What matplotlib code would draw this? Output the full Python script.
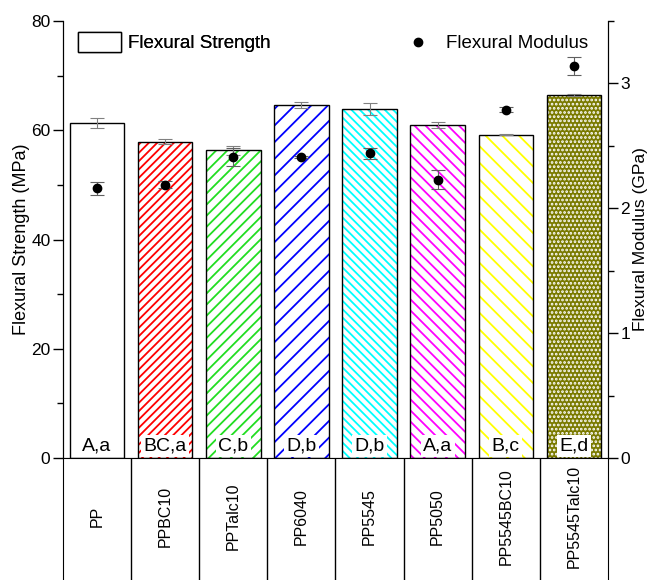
import numpy as np
import matplotlib
matplotlib.use("Agg")
import matplotlib.pyplot as plt
from matplotlib.ticker import MultipleLocator

plt.rcParams['font.family'] = ['Liberation Sans', 'DejaVu Sans']
plt.rcParams['hatch.linewidth'] = 1.3

samples = ["PP", "PPBC10", "PPTalc10", "PP6040", "PP5545", "PP5050", "PP5545BC10", "PP5545Talc10"]
strength = [61.3, 57.9, 56.3, 64.6, 63.9, 61.0, 59.2, 66.4]
strength_err = [0.9, 0.5, 0.9, 0.6, 1.1, 0.6, 0.1, 0.2]
modulus = [2.16, 2.19, 2.41, 2.41, 2.44, 2.23, 2.79, 3.14]
modulus_err = [0.05, 0.03, 0.07, 0.01, 0.045, 0.076, 0.02, 0.073]
groups = ["A,a", "BC,a", "C,b", "D,b", "D,b", "A,a", "B,c", "E,d"]

colors = ["white", "red", "#22dd22", "blue", "cyan", "magenta", "yellow", "#7a7a00"]
hatches = [None, "////", "///", "//", "\\\\\\\\", "\\\\\\", "\\\\", "...."]

fig = plt.figure(figsize=(6.52, 5.8), dpi=100)
ax = fig.add_axes([0.0966, 0.2103, 0.8359, 0.7535])
ax_t = fig.add_axes([0.0966, 0.0, 0.8359, 0.2103])

x = np.arange(len(samples))
for i in range(len(samples)):
    if hatches[i] is None:
        ax.bar(x[i], strength[i], 0.8, color="white", linewidth=0)
    elif i == len(samples) - 1:
        # olive fill with white dots
        ax.bar(x[i], strength[i], 0.8, color=colors[i], edgecolor="white",
               hatch=hatches[i], linewidth=0)
    else:
        ax.bar(x[i], strength[i], 0.8, color="white", edgecolor=colors[i],
               hatch=hatches[i], linewidth=0)
ax.bar(x, strength, 0.8, fill=False, edgecolor="black", linewidth=1.0)
ax.errorbar(x, strength, yerr=strength_err, fmt="none", ecolor="#808080",
            elinewidth=0.8, capsize=5, capthick=0.8)

for i in range(len(samples)):
    ax.text(x[i], 0.7, groups[i], ha="center", va="bottom", fontsize=14,
            bbox=dict(boxstyle="square,pad=0.12", fc="white", ec="none"))

ax.set_xlim(-0.5, 7.5)
ax.set_ylim(0, 80)
ax.set_xticks([])
ax.yaxis.set_major_locator(MultipleLocator(20))
ax.yaxis.set_minor_locator(MultipleLocator(10))
ax.tick_params(axis="y", which="major", length=7, width=1, labelsize=12.5, pad=2)
ax.tick_params(axis="y", which="minor", length=4, width=1)
ax.spines["top"].set_visible(False)
ax.set_ylabel("Flexural Strength (MPa)", fontsize=13, labelpad=1)

ax2 = ax.twinx()
ax2.errorbar(x, modulus, yerr=modulus_err, fmt="o", color="black", ms=6,
             ecolor="#606060", elinewidth=0.8, capsize=5, capthick=0.8)
ax2.set_ylim(0, 3.5)
ax2.yaxis.set_major_locator(MultipleLocator(1))
ax2.yaxis.set_minor_locator(MultipleLocator(0.5))
ax2.tick_params(axis="y", which="major", length=7, width=1, labelsize=12.5, pad=2)
ax2.tick_params(axis="y", which="minor", length=4, width=1)
ax2.spines["top"].set_visible(False)
ax2.set_ylabel("Flexural Modulus (GPa)", fontsize=12.5, labelpad=2)

h1 = plt.Rectangle((0, 0), 1, 1, fc="white", ec="black", lw=1)
leg1 = ax.legend([h1], ["Flexural Strength"], loc="upper left", frameon=False,
                 fontsize=13.5, handlelength=2.3, handleheight=1.3,
                 handletextpad=0.35, borderpad=0, borderaxespad=0,
                 bbox_to_anchor=(0.0275, 0.975))
ax.add_artist(leg1)
h2, = ax2.plot([], [], "o", color="black", ms=6)
ax2.legend([h2], ["Flexural Modulus"], loc="upper right", frameon=False,
           fontsize=13.5, handlelength=1.0, handletextpad=1.0, borderpad=0,
           borderaxespad=0, bbox_to_anchor=(0.963, 0.968))

ax_t.set_xlim(-0.5, 7.5)
ax_t.set_ylim(0, 1)
ax_t.set_xticks([])
ax_t.set_yticks([])
ax_t.spines["top"].set_visible(False)
ax_t.spines["bottom"].set_visible(False)
ax_t.vlines(x[:-1] + 0.5, 0, 1, color="black", lw=1.0)
for i in range(len(samples)):
    ax_t.text(x[i], 0.52, samples[i], rotation=90, ha="center", va="center",
              fontsize=11.5)

fig.savefig("out.png", dpi=100)
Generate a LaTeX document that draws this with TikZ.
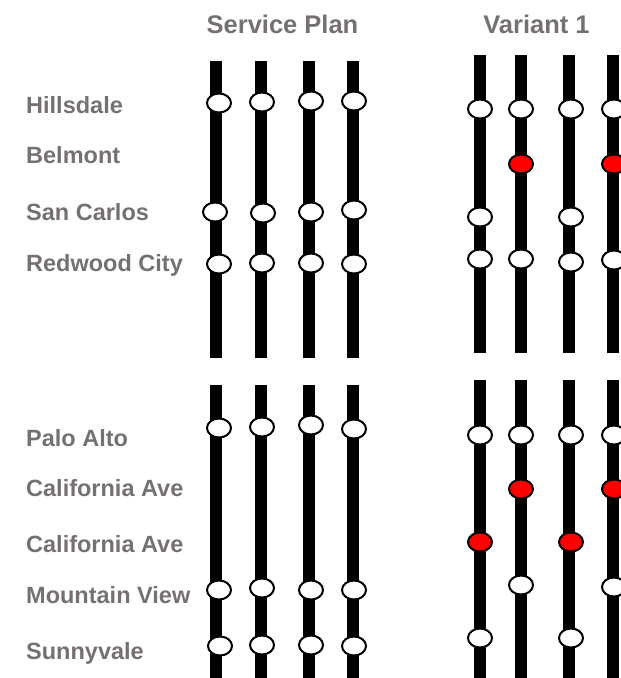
\documentclass[tikz,border=0pt]{standalone}
\usepackage{fontspec}
\setmainfont{Liberation Sans}
\usepackage{xcolor}
\usetikzlibrary{shapes.geometric}
\definecolor{labelgray}{RGB}{118,113,113}

\begin{document}
\begin{tikzpicture}[
    x=1pt, y=-1pt, % one unit per pixel, counted downwards
    track/.style={line width=11.5pt},
    halt/.style={ellipse, draw, line width=2pt, fill=white, minimum width=24pt, minimum height=19pt, inner sep=0pt},
    skiphalt/.style={halt, fill=red},
    station/.style={anchor=base west, text=labelgray, font=\bfseries\fontsize{23.5}{28}\selectfont, inner sep=0pt},
    heading/.style={anchor=base, text=labelgray, font=\bfseries\fontsize{25.5}{30}\selectfont, inner sep=0pt}
  ]
    \useasboundingbox (0,0) rectangle (621,678);

    % Headings
    \node[heading] (plan) at (282.5,33) {Service Plan};
    \node[heading] (variant) at (536.5,33) {Variant 1};

    % Station names
    \node[station] (hillsdale) at (26,113) {Hillsdale};
    \node[station] (belmont) at (26,163) {Belmont};
    \node[station] (sancarlos) at (26,220) {San Carlos};
    \node[station] (redwood) at (26,271.5) {Redwood City};
    \node[station] (paloalto) at (26,446.5) {Palo Alto};
    \node[station] (calave) at (26,496) {California Ave};
    \node[station] (calavetwo) at (26,552.5) {California Ave};
    \node[station] (mtview) at (26,603) {Mountain View};
    \node[station] (sunnyvale) at (26,659) {Sunnyvale};

    % Tracks
    \foreach \x in {216,261,309,353} {
      \draw[track] (\x,61) -- (\x,358);
      \draw[track] (\x,385) -- (\x,678);
    }
    \foreach \x in {480,521,569,613} {
      \draw[track] (\x,55) -- (\x,353);
      \draw[track] (\x,380) -- (\x,678);
    }

    % Service plan, north part
    \node[halt] (sp-h1) at (219,103) {};
    \node[halt] (sp-h2) at (262,102) {};
    \node[halt] (sp-h3) at (311,101) {};
    \node[halt] (sp-h4) at (354,101) {};
    \node[halt] (sp-s1) at (215,212) {};
    \node[halt] (sp-s2) at (263,213) {};
    \node[halt] (sp-s3) at (311,212) {};
    \node[halt] (sp-s4) at (354,210) {};
    \node[halt] (sp-r1) at (219,264) {};
    \node[halt] (sp-r2) at (262,263) {};
    \node[halt] (sp-r3) at (311,263) {};
    \node[halt] (sp-r4) at (354,264) {};

    % Service plan, south part
    \node[halt] (sp-p1) at (219,428) {};
    \node[halt] (sp-p2) at (262,427) {};
    \node[halt] (sp-p3) at (311,425) {};
    \node[halt] (sp-p4) at (354,429) {};
    \node[halt] (sp-m1) at (219,590) {};
    \node[halt] (sp-m2) at (262,588) {};
    \node[halt] (sp-m3) at (311,590) {};
    \node[halt] (sp-m4) at (354,590) {};
    \node[halt] (sp-v1) at (220,646) {};
    \node[halt] (sp-v2) at (262,645) {};
    \node[halt] (sp-v3) at (311,645) {};
    \node[halt] (sp-v4) at (354,646) {};

    % Variant 1, north part
    \node[halt] (va-h1) at (480,109) {};
    \node[halt] (va-h2) at (521,109) {};
    \node[halt] (va-h3) at (571,109) {};
    \node[halt] (va-h4) at (614,109) {};
    \node[skiphalt] (va-b2) at (521,164) {};
    \node[skiphalt] (va-b4) at (614,164) {};
    \node[halt] (va-s1) at (480,217) {};
    \node[halt] (va-s3) at (571,217) {};
    \node[halt] (va-r1) at (480,259) {};
    \node[halt] (va-r2) at (521,259) {};
    \node[halt] (va-r3) at (571,262) {};
    \node[halt] (va-r4) at (614,260) {};

    % Variant 1, south part
    \node[halt] (va-p1) at (480,435) {};
    \node[halt] (va-p2) at (521,435) {};
    \node[halt] (va-p3) at (571,435) {};
    \node[halt] (va-p4) at (614,435) {};
    \node[skiphalt] (va-c2) at (521,489) {};
    \node[skiphalt] (va-c4) at (614,489) {};
    \node[skiphalt] (va-d1) at (480,542) {};
    \node[skiphalt] (va-d3) at (571,542) {};
    \node[halt] (va-m2) at (521,585) {};
    \node[halt] (va-m4) at (614,587) {};
    \node[halt] (va-v1) at (480,638) {};
    \node[halt] (va-v3) at (571,638) {};

  \end{tikzpicture}
\end{document}
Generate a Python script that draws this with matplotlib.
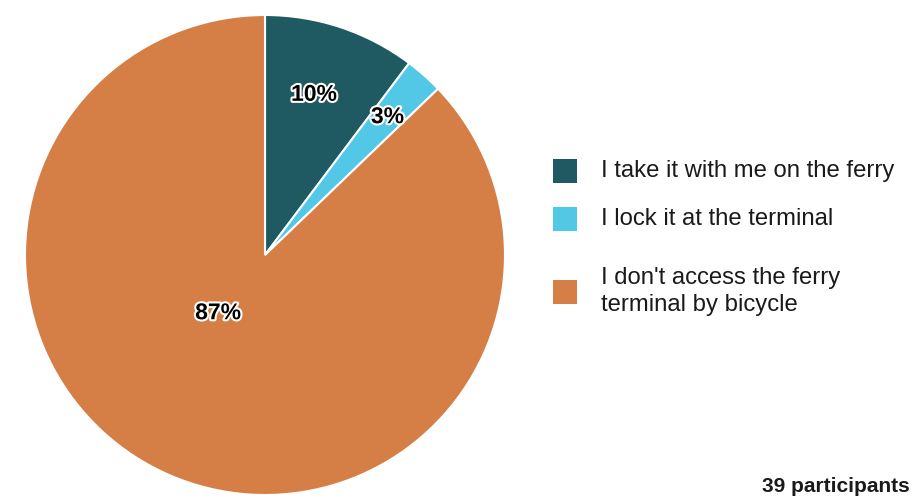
import numpy as np
import matplotlib
matplotlib.use("Agg")
import matplotlib.pyplot as plt
import matplotlib.patheffects as pe
from matplotlib.patches import Rectangle

plt.rcParams['font.family'] = ['Liberation Sans', 'DejaVu Sans']

# Survey responses: how participants handle their bicycle at the ferry
categories = [
    "I take it with me on the ferry",
    "I lock it at the terminal",
    "I don't access the ferry\nterminal by bicycle",
]
counts = [4, 1, 34]
colors = ["#1f5a63", "#52c8e6", "#d57f46"]
total = sum(counts)

# label anchor (radius fraction, angle offset in degrees) for each slice
label_radius = [0.70, 0.77, 0.31]
label_angle_shift = [1.5, 0.0, -16.0]

# legend row centres (pixels from top)
legend_rows = [171, 219, 291.5]

fig = plt.figure(figsize=(9.14, 4.99), dpi=100)
W, H = 914, 499
cx, cy, r = 265, 255, 240
ax = fig.add_axes([(cx - r) / W, (H - cy - r) / H, 2 * r / W, 2 * r / H])

wedges, _ = ax.pie(
    counts,
    colors=colors,
    startangle=90,
    counterclock=False,
    radius=1.0,
    wedgeprops=dict(edgecolor="white", linewidth=1.5),
)
ax.set_xlim(-1, 1)
ax.set_ylim(-1, 1)
ax.set_aspect("equal")
ax.axis("off")

for w, n, rr, sh in zip(wedges, counts, label_radius, label_angle_shift):
    mid = np.deg2rad((w.theta1 + w.theta2) / 2 + sh)
    pct = round(100 * n / total)
    ax.text(rr * np.cos(mid), rr * np.sin(mid), f"{pct}%",
            ha="center", va="center", fontsize=16.5, fontweight="bold",
            color="black",
            path_effects=[pe.withStroke(linewidth=3, foreground="white")])

# legend: square swatch plus label per category
sq = 24
for label, col, yc in zip(categories, colors, legend_rows):
    fig.patches.append(Rectangle(
        (553 / W, 1 - (yc + sq / 2) / H), sq / W, sq / H,
        transform=fig.transFigure, facecolor=col, edgecolor="none"))
    fig.text(601 / W, 1 - yc / H, label, ha="left", va="center",
             fontsize=17.2, color="#1a1a1a", linespacing=1.33)

fig.text(910 / W, 1 - 487 / H, f"{total} participants",
         ha="right", va="center", fontsize=15, fontweight="bold",
         color="#1a1a1a")

fig.savefig("out.png", dpi=100)
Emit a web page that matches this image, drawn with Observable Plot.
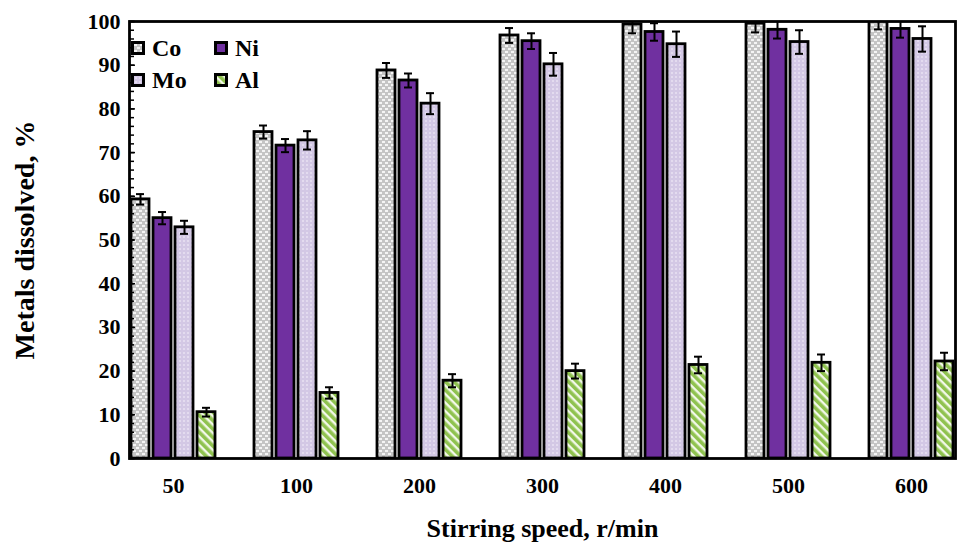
<!DOCTYPE html>
<html>
<head>
<meta charset="utf-8">
<script src="https://cdn.jsdelivr.net/npm/d3@7"></script>
<script src="https://cdn.jsdelivr.net/npm/@observablehq/plot@0.6"></script>
<style>
  html, body { margin: 0; padding: 0; background: white; }
  #wrap { position: relative; width: 960px; height: 543px; overflow: hidden; }
  #wrap svg.chart { overflow: hidden; }
  .leg { position: absolute; font-family: 'Liberation Serif', 'Times New Roman', serif; font-weight: bold; font-size: 24px; line-height: 1; color: black; }
  .sw { position: absolute; }
</style>
</head>
<body>
<svg width="0" height="0" style="position:absolute">
  <defs>
    <pattern id="pCo" width="6" height="6" patternUnits="userSpaceOnUse">
      <rect width="6" height="6" fill="#c4c4c4"/>
      <rect x="0" y="0" width="3" height="2" fill="#f4f4f4"/>
      <rect x="3" y="3" width="3" height="2" fill="#f4f4f4"/>
    </pattern>
    <pattern id="pMo" width="4" height="4" patternUnits="userSpaceOnUse">
      <rect width="4" height="4" fill="#d3c8e5"/>
      <rect x="0" y="0" width="2" height="2" fill="#e3dbef"/>
    </pattern>
    <pattern id="pAl" width="6" height="6" patternUnits="userSpaceOnUse" patternTransform="rotate(-45)">
      <rect width="6" height="6" fill="#f3f8ea"/>
      <rect width="3.6" height="6" fill="#8fc24f"/>
    </pattern>
  </defs>
</svg>
<div id="wrap"></div>
<script>
const speeds = ["50", "100", "200", "300", "400", "500", "600"];
const metals = ["Co", "Ni", "Mo", "Al"];
const coValues = [59.3, 74.7, 88.8, 96.8, 99.3, 99.5, 100.2];
const coErrors = [1.2, 1.5, 1.7, 1.7, 2.0, 2.0, 2.0];
const niValues = [55.0, 71.6, 86.5, 95.5, 97.6, 98.1, 98.3];
const niErrors = [1.4, 1.5, 1.6, 1.8, 2.0, 2.0, 2.0];
const moValues = [52.9, 72.8, 81.2, 90.2, 94.8, 95.3, 96.0];
const moErrors = [1.5, 2.1, 2.4, 2.6, 2.9, 2.7, 2.9];
const alValues = [10.6, 15.0, 17.8, 20.0, 21.4, 21.9, 22.2];
const alErrors = [1.0, 1.3, 1.5, 1.7, 1.9, 1.9, 2.0];
const yTicks = [0, 10, 20, 30, 40, 50, 60, 70, 80, 90, 100];
const yMinorTicks = d3.range(0, 101, 2);
const metalFills = ["url(#pCo)", "#7030a0", "url(#pMo)", "url(#pAl)"];

const series = {Co: [coValues, coErrors], Ni: [niValues, niErrors], Mo: [moValues, moErrors], Al: [alValues, alErrors]};
const data = [];
speeds.forEach((s, i) => {
  metals.forEach(m => {
    data.push({speed: s, metal: m, value: series[m][0][i], err: series[m][1][i]});
  });
});

const serif = "'Liberation Serif', 'Times New Roman', serif";

const chart = Plot.plot({
  width: 960,
  height: 543,
  marginLeft: 110,
  marginRight: -13,
  marginTop: 21,
  marginBottom: 85,
  style: {fontFamily: serif, fontWeight: "bold", fontSize: "22px", background: "white", color: "black"},
  fx: {domain: speeds, paddingInner: 0.286, paddingOuter: 0.143, label: null},
  x: {domain: metals, paddingInner: 0.17, paddingOuter: 0.05, axis: null},
  y: {domain: [0, 100], axis: null},
  color: {domain: metals, range: metalFills},
  marks: [
    Plot.barY(data, {fx: "speed", x: "metal", y: "value", fill: "metal", stroke: "black", strokeWidth: 2.8, clip: true}),
    Plot.ruleX(data, {fx: "speed", x: "metal", y1: d => d.value - d.err, y2: d => d.value + d.err, stroke: "black", strokeWidth: 2, clip: true}),
    Plot.tickY(data, {fx: "speed", x: "metal", y: d => d.value - d.err, stroke: "black", strokeWidth: 2, insetLeft: 5, insetRight: 5, clip: true}),
    Plot.tickY(data, {fx: "speed", x: "metal", y: d => d.value + d.err, stroke: "black", strokeWidth: 2, insetLeft: 5, insetRight: 5, clip: true}),
    Plot.frame({facet: "super", stroke: "black", strokeWidth: 2.8}),
    Plot.axisY(yMinorTicks, {tickSize: -5, tickFormat: () => "", label: null, strokeWidth: 1.5}),
    Plot.axisY(yTicks, {tickSize: -6, tickPadding: 15, label: "Metals dissolved, %", labelAnchor: "center", labelOffset: 115, strokeWidth: 1.5}),
    Plot.axisFx({anchor: "bottom", tickSize: 0, tickPadding: 19, label: "Stirring speed, r/min", labelAnchor: "center", labelOffset: 78})
  ]
});
chart.classList.add("chart");
d3.select(chart).selectAll('g[aria-label="y-axis label"]').attr("font-size", 28)
  .selectAll("text").text("Metals dissolved, %");
d3.select(chart).selectAll('g[aria-label="fx-axis label"]').attr("font-size", 26)
  .selectAll("text").text("Stirring speed, r/min");
const wrap = document.getElementById("wrap");
wrap.appendChild(chart);

// legend
const legendPos = [
  {m: "Co", x: 131, y: 41},
  {m: "Ni", x: 214, y: 41},
  {m: "Mo", x: 131, y: 73},
  {m: "Al", x: 214, y: 73}
];
legendPos.forEach(p => {
  const i = metals.indexOf(p.m);
  const sw = document.createElementNS("http://www.w3.org/2000/svg", "svg");
  sw.setAttribute("class", "sw");
  sw.setAttribute("width", 14); sw.setAttribute("height", 14);
  sw.style.left = p.x + "px"; sw.style.top = p.y + "px";
  sw.innerHTML = `<rect x="1.5" y="1.5" width="11" height="11" fill="${metalFills[i]}" stroke="black" stroke-width="3"/>`;
  wrap.appendChild(sw);
  const t = document.createElement("div");
  t.className = "leg";
  t.textContent = p.m;
  t.style.left = (p.x + 21) + "px";
  t.style.top = (p.y - 5) + "px";
  wrap.appendChild(t);
});
</script>
</body>
</html>
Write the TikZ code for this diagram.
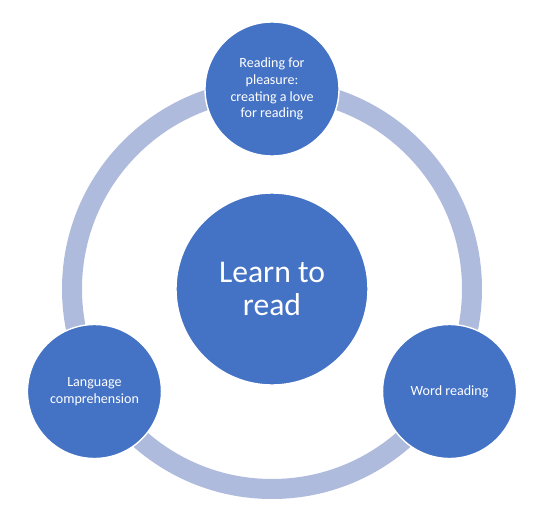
\documentclass[tikz,border=0pt]{standalone}
\usepackage{fontspec}
\setmainfont{Carlito}
\usepackage{tikz}
\usetikzlibrary{shapes.geometric,positioning,calc}
\definecolor{blobblue}{RGB}{68,114,196}
\definecolor{ringblue}{RGB}{174,187,221}
\tikzstyle{hub} = [circle, minimum size=3.84cm, inner sep=0pt, fill=blobblue, draw=white, line width=0.8pt, text=white, font=\fontsize{18}{19}\selectfont, align=center]
\tikzstyle{spoke} = [circle, minimum size=2.68cm, inner sep=0pt, fill=blobblue, draw=white, line width=0.8pt, text=white, font=\fontsize{8}{9.5}\selectfont, align=center]
\tikzstyle{ring} = [ringblue, line width=0.4cm]

\begin{document}
\begin{tikzpicture}
\useasboundingbox (-5.44,-4.66) rectangle (5.56,5.78);

\node (Lr) [hub] at (0,0) {Learn to\\read};

\draw [ring] (Lr.center) circle (4cm);

\node (Rp) [spoke] at (90:4) {Reading for\\pleasure:\\creating a love\\for reading};
\node (Lc) [spoke] at (210:4.1) {Language\\comprehension};
\node (Wr) [spoke] at (330:4.1) {Word reading};
\end{tikzpicture}
\end{document}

....

PROMPT
With all pictures left out, please transcribe exactly the lines from the start of the material through the line with "ax_t = fig.add_axes([0.0966, 0.0, 0.8359, 0.2103])".

CORRECT RESULT
What matplotlib code would draw this? Output the full Python script.
import numpy as np
import matplotlib
matplotlib.use("Agg")
import matplotlib.pyplot as plt
from matplotlib.ticker import MultipleLocator

plt.rcParams['font.family'] = ['Liberation Sans', 'DejaVu Sans']
plt.rcParams['hatch.linewidth'] = 1.3

samples = ["PP", "PPBC10", "PPTalc10", "PP6040", "PP5545", "PP5050", "PP5545BC10", "PP5545Talc10"]
strength = [61.3, 57.9, 56.3, 64.6, 63.9, 61.0, 59.2, 66.4]
strength_err = [0.9, 0.5, 0.9, 0.6, 1.1, 0.6, 0.1, 0.2]
modulus = [2.16, 2.19, 2.41, 2.41, 2.44, 2.23, 2.79, 3.14]
modulus_err = [0.05, 0.03, 0.07, 0.01, 0.045, 0.076, 0.02, 0.073]
groups = ["A,a", "BC,a", "C,b", "D,b", "D,b", "A,a", "B,c", "E,d"]

colors = ["white", "red", "#22dd22", "blue", "cyan", "magenta", "yellow", "#7a7a00"]
hatches = [None, "////", "///", "//", "\\\\\\\\", "\\\\\\", "\\\\", "...."]

fig = plt.figure(figsize=(6.52, 5.8), dpi=100)
ax = fig.add_axes([0.0966, 0.2103, 0.8359, 0.7535])
ax_t = fig.add_axes([0.0966, 0.0, 0.8359, 0.2103])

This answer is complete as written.